Mariela Hernandez, a Carrboro resident running for a seat on the Chapel Hill-Carrboro City Schools Board of Education, said she hopes to bridge gaps between families in underrepresented communities and the district, and to help those families receive the support they need.
Hernandez works for Orange County’s Rapid Re-Housing Program, which aims to quickly return unhoused individuals and families to permanent housing. Before working with the Rapid Re-Housing Program, she previously worked as a family navigator for Orange County’s Family Success Alliance, an organization that aims to help families in poverty gain access to helpful resources.
Hernandez was also involved in the McDougle Middle School PTA when her child attended the school.
“I advocate for community,” she said. “I might not be an educator — I want to hear from educators and understand what their struggle is going through the school system themselves.”
During the peak of the COVID-19 pandemic, Hernandez said she and her fellow PTA members sent out a Google Form questionnaire to the entire school to gauge the needs of students and families.

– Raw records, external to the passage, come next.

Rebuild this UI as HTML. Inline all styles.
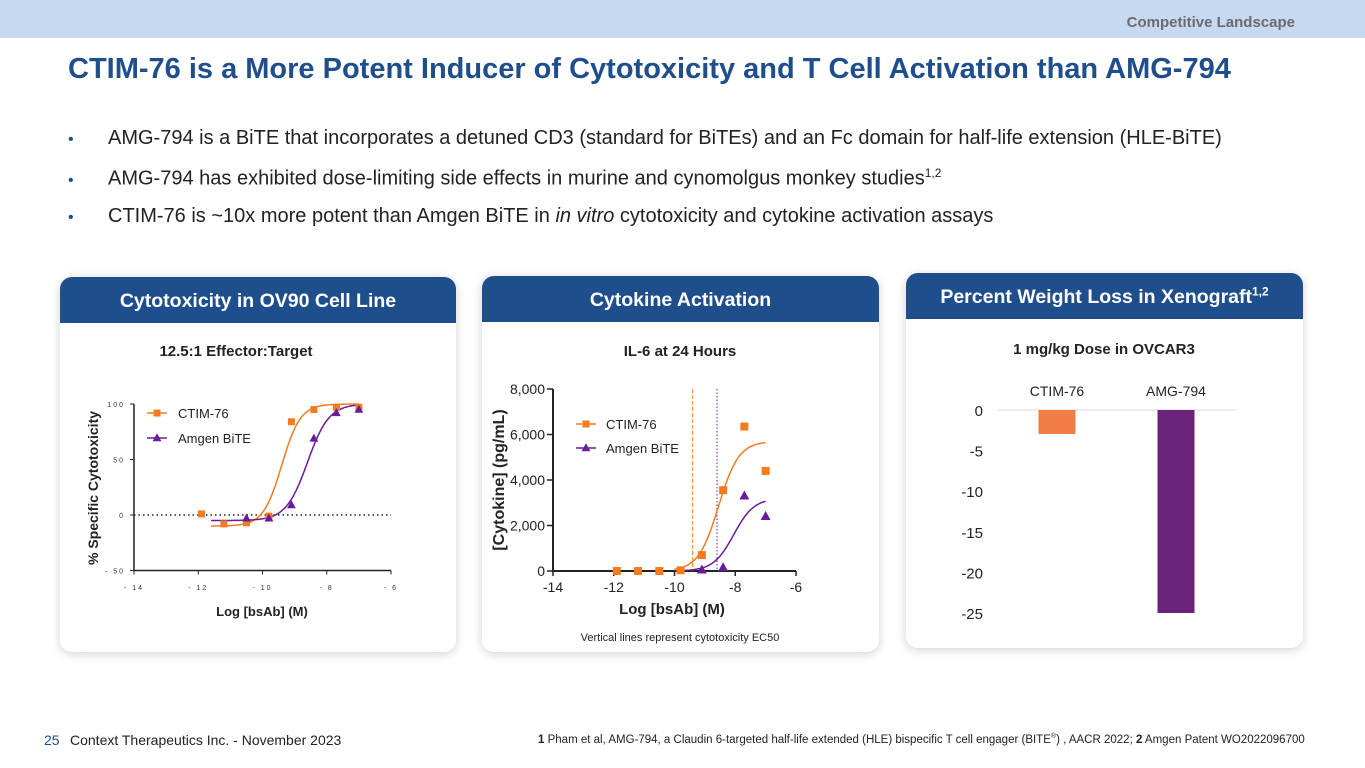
<!DOCTYPE html>
<html><head><meta charset="utf-8"><style>
body{margin:0;width:1365px;height:768px;position:relative;background:#fff;font-family:"Liberation Sans",sans-serif;overflow:hidden}
.abs{position:absolute}
.card{position:absolute;background:#fff;border-radius:12px;box-shadow:0 2px 10px rgba(0,0,0,0.18)}
.tab{position:absolute;left:0;right:0;top:0;height:46px;background:#1f4e8c;border-radius:12px 12px 0 0;color:#fff;font-weight:bold;font-size:19.5px;text-align:center;line-height:48px}
.bul{position:absolute;left:68px;font-size:20px;color:#222;white-space:nowrap}
.bul span.d{color:#1f4e8c;display:inline-block;width:40px;font-size:16px}
</style></head><body>
<div class="abs" style="left:0;top:0;width:1365px;height:38px;background:#c6d9f1"></div>
<div class="abs" style="right:70px;top:14px;font-size:15px;font-weight:bold;color:#6b6b6b">Competitive Landscape</div>
<div class="abs" style="left:68px;top:53px;font-size:29px;font-weight:bold;color:#1f4e8c;white-space:nowrap">CTIM-76 is a More Potent Inducer of Cytotoxicity and T Cell Activation than AMG-794</div>
<div class="bul" style="top:127px"><span class="d">•</span>AMG-794 is a BiTE that incorporates a detuned CD3 (standard for BiTEs) and an Fc domain for half-life extension (HLE-BiTE)</div>
<div class="bul" style="top:166px"><span class="d">•</span>AMG-794 has exhibited dose-limiting side effects in murine and cynomolgus monkey studies<sup style="font-size:12px">1,2</sup></div>
<div class="bul" style="top:205px"><span class="d">•</span>CTIM-76 is ~10x more potent than Amgen BiTE in <i>in vitro</i> cytotoxicity and cytokine activation assays</div>

<div class="card" style="left:60px;top:277px;width:396px;height:375px"><div class="tab">Cytotoxicity in OV90 Cell Line</div></div>
<div class="card" style="left:482px;top:276px;width:397px;height:376px"><div class="tab">Cytokine Activation</div></div>
<div class="card" style="left:906px;top:273px;width:397px;height:375px"><div class="tab">Percent Weight Loss in Xenograft<sup style="font-size:12px;line-height:0">1,2</sup></div></div>

<div class="abs" style="left:44px;top:732px;font-size:14px;color:#1f4e8c">25</div>
<div class="abs" style="left:70px;top:732px;font-size:14px;color:#222">Context Therapeutics Inc. - November 2023</div>
<div class="abs" style="left:538px;top:733px;font-size:11.5px;color:#222;white-space:nowrap"><b>1</b> Pham et al, AMG-794, a Claudin 6-targeted half-life extended (HLE) bispecific T cell engager (BITE<sup style="font-size:7px">®</sup>) , AACR 2022; <b>2</b> Amgen Patent WO2022096700</div>

<svg id="s" class="abs" style="left:0;top:0" width="1365" height="768" font-family="Liberation Sans, sans-serif"></svg>
<script>
// Chart 1: cytotoxicity
const c1X=[-11.9,-11.2,-10.5,-9.8,-9.1,-8.4,-7.7,-7];
const c1Ctim=[1,-8,-7,-1,84,95,97,97];
const c1AmgX=[-10.5,-9.8,-9.1,-8.4,-7.7,-7];
const c1Amg=[-3,-3,9,69,92,95];
const c1Fit={ctim:[-10,100,-9.4,1.5],amg:[-5,100,-8.6,1.3]};
const c1XTicks=[-14,-12,-10,-8,-6];
const c1YTicks=[-50,0,50,100];
// Chart 2: cytokine
const c2X=[-11.9,-11.2,-10.5,-9.8,-9.1,-8.4,-7.7,-7];
const c2Ctim=[0,0,0,30,700,3550,6350,4400];
const c2AmgX=[-9.1,-8.4,-7.7,-7];
const c2Amg=[50,150,3300,2400];
const c2Fit={ctim:[0,5700,-8.55,1.3],amg:[0,3200,-8.05,1.3]};
const c2EC50=[-9.4,-8.6];
const c2XTicks=[-14,-12,-10,-8,-6];
const c2YTicks=[0,2000,4000,6000,8000];
// Chart 3: weight loss
const c3Cats=["CTIM-76","AMG-794"];
const c3Vals=[-2.95,-25];
const c3YTicks=[0,-5,-10,-15,-20,-25];

const S=document.getElementById('s'),NS='http://www.w3.org/2000/svg';
function mk(t,a,txt){const e=document.createElementNS(NS,t);for(const k in a)e.setAttribute(k,a[k]);if(txt!=null)e.textContent=txt;S.appendChild(e);return e;}
const OR='#f47b20',PU='#6a1b9a';
function sig(p,x){return p[0]+(p[1]-p[0])/(1+Math.pow(10,(p[2]-x)*p[3]));}
function curve(p,x0,x1,sx,sy,col){let d='';for(let i=0;i<=80;i++){const x=x0+(x1-x0)*i/80;d+=(i?'L':'M')+sx(x).toFixed(1)+','+sy(sig(p,x)).toFixed(1);}return mk('path',{d,fill:'none',stroke:col,'stroke-width':1.5});}
function sq(x,y,col,s){return mk('rect',{x:x-s/2,y:y-s/2,width:s,height:s,fill:col});}
function tri(x,y,col,s){return mk('path',{d:`M${x},${y-s*0.6}L${x+s*0.55},${y+s*0.4}L${x-s*0.55},${y+s*0.4}Z`,fill:col});}

// ---- chart 1
{const sx=v=>134+(v+14)*(391-134)/8, sy=v=>515-v*(515-404)/100;
let e=mk('text',{x:236,y:356,'font-size':15,'font-weight':'bold','text-anchor':'middle',fill:'#222'},'12.5:1 Effector:Target');

e=mk('path',{d:`M134,${sy(100)}V${sy(-50)}H391`,fill:'none',stroke:'#222','stroke-width':1.5});

c1XTicks.forEach(t=>{mk('line',{x1:sx(t),x2:sx(t),y1:sy(-50),y2:sy(-50)+4,stroke:'#222'});
e=mk('text',{x:sx(t),y:590,'font-size':7,'text-anchor':'middle',fill:'#333','letter-spacing':2},String(t).replace('-','- '));
});
c1YTicks.forEach(t=>{mk('line',{x1:130,x2:134,y1:sy(t),y2:sy(t),stroke:'#222'});
e=mk('text',{x:125,y:sy(t)+3,'font-size':7,'text-anchor':'end',fill:'#333','letter-spacing':2},String(t).replace('-','- '));
});
mk('line',{x1:134,x2:391,y1:sy(0),y2:sy(0),stroke:'#222','stroke-dasharray':'1.5,3','stroke-width':1.5});
curve(c1Fit.ctim,-11.6,-7,sx,sy,OR);curve(c1Fit.amg,-11.6,-7,sx,sy,PU);
c1X.forEach((x,i)=>{e=sq(sx(x),sy(c1Ctim[i]),OR,7);});
c1AmgX.forEach((x,i)=>{e=tri(sx(x),sy(c1Amg[i]),PU,8);});
e=mk('text',{x:262,y:616,'font-size':13,'font-weight':'bold','text-anchor':'middle',fill:'#222'},'Log [bsAb] (M)');

e=mk('text',{x:0,y:0,'font-size':14,'font-weight':'bold','text-anchor':'middle',fill:'#222',transform:'translate(98,488) rotate(-90)'},'% Specific Cytotoxicity');

mk('line',{x1:147,x2:167,y1:413,y2:413,stroke:OR,'stroke-width':1.5});sq(157,413,OR,7);
e=mk('text',{x:178,y:418,'font-size':13,fill:'#222'},'CTIM-76');
mk('line',{x1:147,x2:167,y1:438,y2:438,stroke:PU,'stroke-width':1.5});tri(157,438,PU,8);
e=mk('text',{x:178,y:443,'font-size':13,fill:'#222'},'Amgen BiTE');}

// ---- chart 2
{const sx=v=>553+(v+14)*(796-553)/8, sy=v=>571-v*(571-389)/8000;
let e=mk('text',{x:680,y:356,'font-size':15,'font-weight':'bold','text-anchor':'middle',fill:'#222'},'IL-6 at 24 Hours');

e=mk('path',{d:`M553,${sy(8000)}V571H796`,fill:'none',stroke:'#222','stroke-width':2});

c2XTicks.forEach(t=>{mk('line',{x1:sx(t),x2:sx(t),y1:571,y2:576,stroke:'#222','stroke-width':1.5});
e=mk('text',{x:sx(t),y:592,'font-size':14,'text-anchor':'middle',fill:'#222'},t);
});
c2YTicks.forEach(t=>{mk('line',{x1:547,x2:553,y1:sy(t),y2:sy(t),stroke:'#222','stroke-width':1.5});
e=mk('text',{x:545,y:sy(t)+5,'font-size':14,'text-anchor':'end',fill:'#222'},t.toLocaleString('en-US'));
});
e=mk('line',{x1:sx(c2EC50[0]),x2:sx(c2EC50[0]),y1:389,y2:571,stroke:OR,'stroke-dasharray':'4,2','stroke-width':1});

e=mk('line',{x1:sx(c2EC50[1]),x2:sx(c2EC50[1]),y1:389,y2:571,stroke:PU,'stroke-dasharray':'1.5,2','stroke-width':1});

curve(c2Fit.ctim,-10,-7,sx,sy,OR);curve(c2Fit.amg,-10,-7,sx,sy,PU);
c2X.forEach((x,i)=>{e=sq(sx(x),sy(c2Ctim[i]),OR,8);});
c2AmgX.forEach((x,i)=>{e=tri(sx(x),sy(c2Amg[i]),PU,9);});
e=mk('text',{x:672,y:614,'font-size':15,'font-weight':'bold','text-anchor':'middle',fill:'#222'},'Log [bsAb] (M)');

e=mk('text',{x:0,y:0,'font-size':16,'font-weight':'bold','text-anchor':'middle',fill:'#222',transform:'translate(504,480) rotate(-90)'},'[Cytokine] (pg/mL)');

mk('line',{x1:576,x2:596,y1:424,y2:424,stroke:OR,'stroke-width':1.5});sq(586,424,OR,7);
e=mk('text',{x:606,y:429,'font-size':13,fill:'#222'},'CTIM-76');
mk('line',{x1:576,x2:596,y1:448,y2:448,stroke:PU,'stroke-width':1.5});tri(586,448,PU,8);
e=mk('text',{x:606,y:453,'font-size':13,fill:'#222'},'Amgen BiTE');
e=mk('text',{x:680,y:641,'font-size':11,'text-anchor':'middle',fill:'#222'},'Vertical lines represent cytotoxicity EC50');
}

// ---- chart 3
{const sy=v=>410-v*(410-613)/(-25);const cx=[1057,1176];const bw=37;const cols=['#f07d45','#6a2379'];
let e=mk('text',{x:1104,y:354,'font-size':15,'font-weight':'bold','text-anchor':'middle',fill:'#222'},'1 mg/kg Dose in OVCAR3');

c3YTicks.forEach(t=>{e=mk('text',{x:983,y:sy(t)+6,'font-size':15,'text-anchor':'end',fill:'#222'},t);
});
e=mk('line',{x1:998,x2:1236,y1:sy(0),y2:sy(0),stroke:'#d9d9d9','stroke-width':1});

c3Cats.forEach((c,i)=>{e=mk('rect',{x:cx[i]-bw/2,y:sy(0),width:bw,height:sy(c3Vals[i])-sy(0),fill:cols[i]});

e=mk('text',{x:cx[i],y:396,'font-size':14,'text-anchor':'middle',fill:'#222'},c);
});}
</script>
</body></html>
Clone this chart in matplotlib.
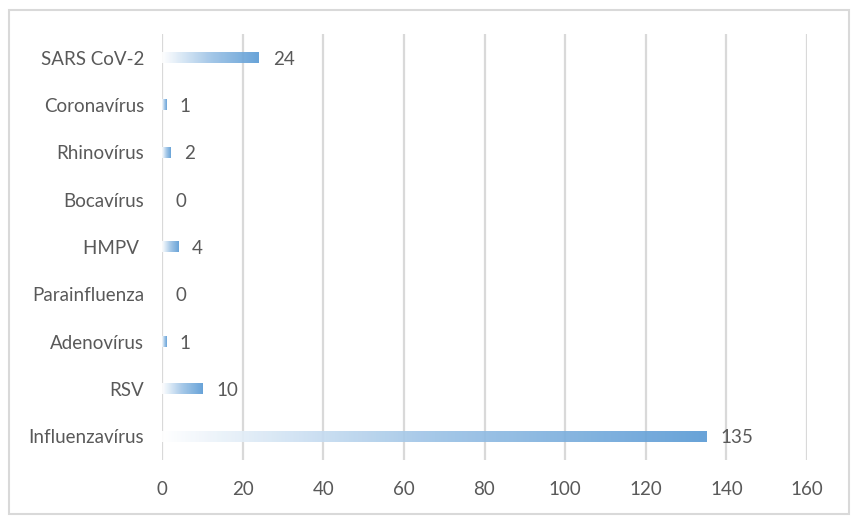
import numpy as np
import matplotlib.pyplot as plt
from matplotlib import colors
from matplotlib.patches import Rectangle

# data, top to bottom as in the chart
viruses = ["SARS CoV-2", "Coronavírus", "Rhinovírus", "Bocavírus", "HMPV ",
           "Parainfluenza", "Adenovírus", "RSV", "Influenzavírus"]
counts = [24, 1, 2, 0, 4, 0, 1, 10, 135]
xticks = [0, 20, 40, 60, 80, 100, 120, 140, 160]

text_col = "#595959"
grid_col = "#D9D9D9"
bar_col = "#5B9BD5"

plt.rcParams['font.family'] = ['Lato', 'DejaVu Sans']

fig = plt.figure(figsize=(8.56, 5.23), dpi=100)
# outer chart border
fig.patches.append(Rectangle((9 / 856, 9 / 523), 840 / 856, 504 / 523,
                             transform=fig.transFigure, fill=False,
                             edgecolor=grid_col, linewidth=1.5))

ax = fig.add_axes([162 / 856, 1 - 460 / 523, 645 / 856, 426 / 523])
n = len(viruses)

cmap = colors.LinearSegmentedColormap.from_list("fade", ["#FFFFFF", "#9DC3E6", bar_col])
grad = np.linspace(0, 1, 256).reshape(1, -1)
h = 0.22
for i, v in enumerate(counts):
    if v > 0:
        ax.imshow(grad, cmap=cmap, aspect="auto", interpolation="bilinear",
                  extent=[0, v, i + h / 2, i - h / 2], zorder=3, alpha=0.92)
    ax.annotate(str(v), (v, i), xytext=(10, -1), textcoords="offset points",
                va="center", ha="left", fontsize=13.5, color=text_col)

ax.set_xlim(0, 160)
ax.set_ylim(n - 0.5, -0.5)
ax.set_xticks(xticks)
ax.set_yticks(range(n))
ax.set_yticklabels(viruses)
ax.tick_params(axis="x", length=0, pad=15, labelsize=13.5, labelcolor=text_col)
ax.tick_params(axis="y", length=0, pad=13, labelsize=13.5, labelcolor=text_col)
for x in xticks:
    ax.axvline(x, color=grid_col, linewidth=1.6, zorder=1)
for s in ax.spines.values():
    s.set_visible(False)

fig.savefig("out.png", dpi=100)
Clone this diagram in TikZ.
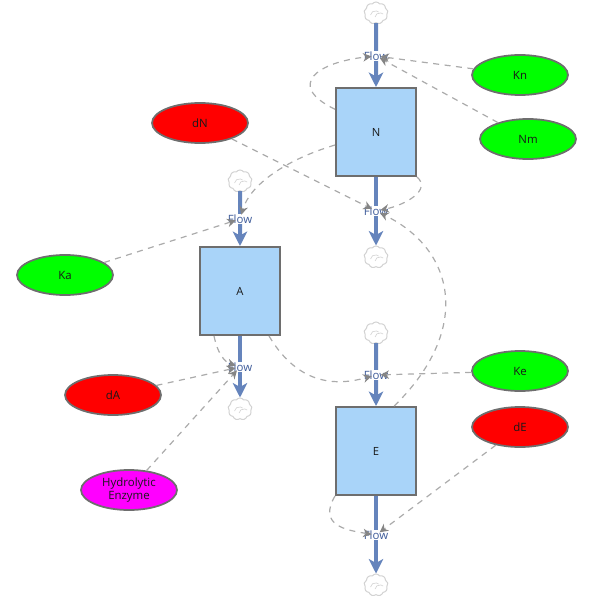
\documentclass[tikz,border=0pt]{standalone}
\usepackage{fontspec}
\setmainfont{Open Sans}
\usetikzlibrary{arrows.meta,shapes.geometric,shapes.symbols}
\definecolor{stockcolor}{HTML}{A9D4F9}
\definecolor{pipecolor}{HTML}{6584BC}
\definecolor{flowtextcolor}{HTML}{3F5C9A}
\definecolor{bordercolor}{HTML}{6E6E6E}
\definecolor{linkcolor}{HTML}{ABABAB}
\definecolor{tipcolor}{HTML}{858585}
\definecolor{cloudcolor}{HTML}{D2D2D2}
\definecolor{enzymecolor}{HTML}{FF00FF}
\tikzset{
  stockbox/.style={
    draw=bordercolor, fill=stockcolor, line width=0.4mm,
    minimum width=16mm, minimum height=17.6mm, inner sep=0,
    font=\fontsize{6.4pt}{7.5pt}\selectfont, text=black!90
  },
  parambase/.style={
    draw=bordercolor, shape=ellipse, line width=0.35mm,
    minimum width=19.2mm, minimum height=8mm, inner sep=0, align=center,
    font=\fontsize{6.5pt}{7.6pt}\selectfont, text=black!90
  },
  paramK/.style={parambase, fill=green},
  paramD/.style={parambase, fill=red},
  paramH/.style={parambase, fill=enzymecolor},
  flowlabel/.style={
    fill=white, inner xsep=0.1mm, inner ysep=0.2mm, text=flowtextcolor,
    font=\fontsize{6.5pt}{7.5pt}\selectfont
  },
  cloudbox/.style={
    draw=cloudcolor, fill=white, shape=cloud, cloud puffs=9, cloud puff arc=110,
    aspect=1.2, minimum width=4.8mm, minimum height=4.4mm, inner sep=0, line width=0.2mm
  },
  pipe/.style={
    draw=pipecolor, line width=0.8mm,
    -{Stealth[length=2.9mm,width=2.9mm,inset=0.8mm]}
  },
  influence/.style={
    draw=linkcolor, line width=0.24mm, dash pattern=on 1.2mm off 1.1mm,
    shorten >=0.9mm,
    -{Stealth[length=1.7mm,width=1.7mm,color=tipcolor]}
  }
}
\newcommand{\FlowCloud}[2]{%
    \node[cloudbox] (#1) at (#2) {};
    \draw[cloudcolor, line width=0.12mm] (#1.center) ++(-1.1mm,-0.4mm) arc[start angle=170, end angle=50, radius=1.0mm];
    \draw[cloudcolor, line width=0.12mm] (#1.center) ++(-0.2mm,-0.8mm) arc[start angle=170, end angle=50, radius=1.0mm];%
}
\begin{document}
\begin{tikzpicture}[x=0.2mm,y=-0.2mm]
    \useasboundingbox (0,0) rectangle (594,600);
    \node[stockbox] (N) at (376,132) {N};
    \node[stockbox] (A) at (240,291) {A};
    \node[stockbox] (E) at (376,451) {E};
    \node[paramK] (Kn) at (520,75) {Kn};
    \node[paramK] (Nm) at (528,139) {Nm};
    \node[paramK] (Ka) at (65,275) {Ka};
    \node[paramK] (Ke) at (520,371) {Ke};
    \node[paramD] (dN) at (200,123) {dN};
    \node[paramD] (dA) at (113,395) {dA};
    \node[paramD] (dE) at (520,427) {dE};
    \node[paramH] (Hyd) at (129,490) {Hydrolytic\\Enzyme};
    \FlowCloud{cloudNin}{376,13}
    \FlowCloud{cloudNout}{376,257}
    \FlowCloud{cloudAin}{240,181}
    \FlowCloud{cloudAout}{240,409}
    \FlowCloud{cloudEin}{376,333}
    \FlowCloud{cloudEout}{376,585}
    \draw[pipe] (cloudNin) -- (N);
    \draw[pipe] (N) -- (cloudNout);
    \draw[pipe] (cloudAin) -- (A);
    \draw[pipe] (A) -- (cloudAout);
    \draw[pipe] (cloudEin) -- (E);
    \draw[pipe] (E) -- (cloudEout);
    \node[flowlabel] (flowNin) at (376,56) {Flow};
    \node[flowlabel] (flowNout) at (376,211) {Flow};
    \node[flowlabel] (flowAin) at (240,219) {Flow};
    \node[flowlabel] (flowAout) at (240,367) {Flow};
    \node[flowlabel] (flowEin) at (376,375) {Flow};
    \node[flowlabel] (flowEout) at (376,535) {Flow};
    \draw[influence] (Kn) -- (flowNin.center);
    \draw[influence] (Nm) -- (flowNin.center);
    \draw[influence] (dN) -- (flowNout.center);
    \draw[influence] (Ka) -- (flowAin.center);
    \draw[influence] (dA) -- (flowAout.center);
    \draw[influence] (Hyd) -- (flowAout.center);
    \draw[influence] (Ke) -- (flowEin.center);
    \draw[influence] (dE) -- (flowEout.center);
    \draw[influence] (N.151) .. controls (285,85) and (318,62) .. (flowNin.center);
    \draw[influence] (N.west |- 0,145) .. controls (285,160) and (250,185) .. (flowAin.center);
    \draw[influence] (N.south east) .. controls (432,190) and (405,205) .. (flowNout.center);
    \draw[influence] (E.68) .. controls (472,330) and (456,250) .. (flowNout.center);
    \draw[influence] (A.south west) ++(15,0) .. controls (218,355) and (225,362) .. (flowAout.center);
    \draw[influence] (A.south east) ++(-12,0) .. controls (300,388) and (340,385) .. (flowEin.center);
    \draw[influence] (E.south west) .. controls (318,525) and (345,530) .. (flowEout.center);
\end{tikzpicture}
\end{document}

“We were able to connect families to rental assistance, build assistance [and] materials that the teachers could send out to kids in school,” Hernandez said.
One concern Hernandez has is the attitude of educators toward children — specifically nonwhite children — in regard to post-high school plans.
“We have faculty that tells our kids that either they’re college material or not, and words are big — they can influence a child when they don’t have 100% belief in themselves,” Hernandez said. “I want that to change. I want teachers to be teachers, faculty to be trained to be culturally adequately knowledgeable and not to have assumptions on our children.”